Immigrants who’ve arrived in Canada since the financial crisis face a growing Catch-22 of employment barriers, says TRIEC executive director Elizabeth McIsaac. They are at a disadvantage from the start, and the longer their lack of Canadian experience bars them from the job market, the harder it is to join and the longer their unemployment is a drag on the rest of the economy.

“If you landed in the middle of a recession and you didn’t get your first opportunity, your time out of the market exacerbates the challenges you had getting into it.… It begins to have a multiplying effect – a real scarring effect on immigrants.”'

The gap between immigrant and native-born worker incomes is taking an extra generation to close, a combination of competition from guest workers and the semi-legal labour market, a lack of Canadian-recognized credentials, and--quite possibly--the continued exclusion of new Canadians from the closed social networks of established employers and professional groups which let people join the labour market at a level befitting of their skills.

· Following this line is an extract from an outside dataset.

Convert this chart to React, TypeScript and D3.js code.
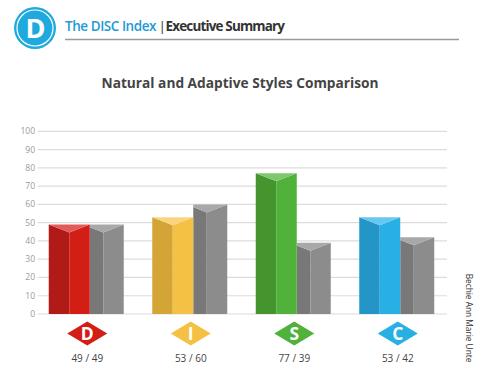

So. Ontario--including Toronto--may be doing better than in Québec in integrating immigrants into the mainstream labour market, and it's certainly doing a better job of avoiding creating a metic class than countries with less porous immigration regimes like Germany. Even with a national economy that has been performing quite strongly relative to most of its First World peers, this still isn't good enough to avoid creating a very problematic social and geographic pattern of relative deprivation linked to ethnic and national origins in Ontario's, and Canada's, largest city. This can lead in very negative directions. On ethical grounds alone, this is unacceptable.

Any suggestions as to how Toronto--and other cities--could pull out of this? Getting a sufficiently dynamic labour market, and associated economy, is key. Is there best practice to be productively shared?